Lucchino, 70 years old, was part of the John Henry group that bought the Red Sox in December 2001. An active hands-on executive, he was instrumental in the team’s unprecedented success. With Lucchino as head man, the Red Sox ended the franchise’s 86-year World Series championship drought and then won two more World Series for a total of three championships in 10 years.
Before moving to Boston with Henry and Tom Werner, Lucchino was the chief executive of the Baltimore Orioles and the San Diego Padres.
While in San Diego, he developed a future general manager in Theo Epstein, but in Boston they developed a contentious relationship, prompting Epstein to leave twice, returning after the first time but going to the Chicago Cubs the second.
Now Sam Kennedy has succeeded Lucchino, who was remarkably candid in a telephone interview Wednesday evening.
When I initially heard about Lucchino’s impending departure and couldn’t reach him, I called his brother Frank, a long-time Pittsburgh judge with whom I went to school. Frank denied that his brother was being forced out, saying he was retiring at the urging of his family.
“If he was retiring,” a person close to the Red Sox said Wednesday, “why is he running the Pawtucket Red Sox?”
Pawtucket is the Red Sox top minor league team, and Lucchino is in his second year as the team’s principal owner. His close, long-time colleague, Charles Steinberg, is with him as the club president while remaining a senior adviser to the president of the major league Red Sox.
Discussing his relationship with Henry, Boston’s principal owner, Lucchino said, “The last couple of years John and I talked about when I was going to step down. Part of it was they were ready to do a little more of the steering.
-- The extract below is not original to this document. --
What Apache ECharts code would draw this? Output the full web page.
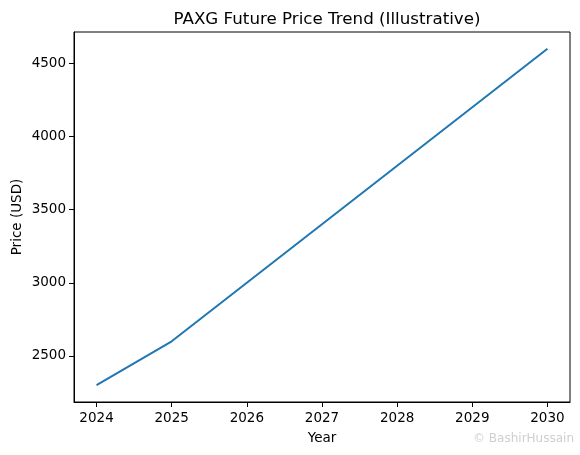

Sam Kennedy was ready.”
“Left to my own devices I would have stayed longer, but it was probably time to go.”
Lucchino remains with the Red Sox as president and CEO emeritus, dividing his week between Boston and Pawtucket, where earlier this year he had to correct the idea the minor league team might move to Providence because of declining attendance and revenue. Pawtucket fans were irate that they might lose their team and let the owners know it. A contrite letter of apology followed.
In his various major league stops, Lucchino demonstrated a different kind of talent. He oversaw the construction of new parks, Camden Yards in Baltimore, which was the model for many new parks to come, and Petco Park in San Diego.
Then he supervised the modernization of ancient Fenway Park that added seats, including those on top of the Green Monster, and obviated the need for construction of a new park.
His selection for the Red Sox Hall of Fame stems from his baseball and ballpark efforts. It is not his first entry into a Hall of Fame. He is in the National Italian-American Sports Hall of Fame, the Pennsylvania Sports Hall of Fame and the Taylor Allderdice High School Hall of Fame.
In the interest of full disclosure, I have to acknowledge that I am a fellow member of the Allderdice Hall of Fame. That was the high school we both attended.
Lucchino and I have another link. Lucchino is noted for having called the New York Yankees the Evil Empire after they beat the Red Sox to Jose Contreras, a defecting Cuban pitcher, in 2003. Lucchino coined the phrase in a telephone interview with me, and the name has stuck.
“One or both of us should have copyrighted it,” I said to Lucchino Wednesday.
“I was told the Yankees did so nobody else could,” Lucchino said. “Steinbrenner never got the joke.”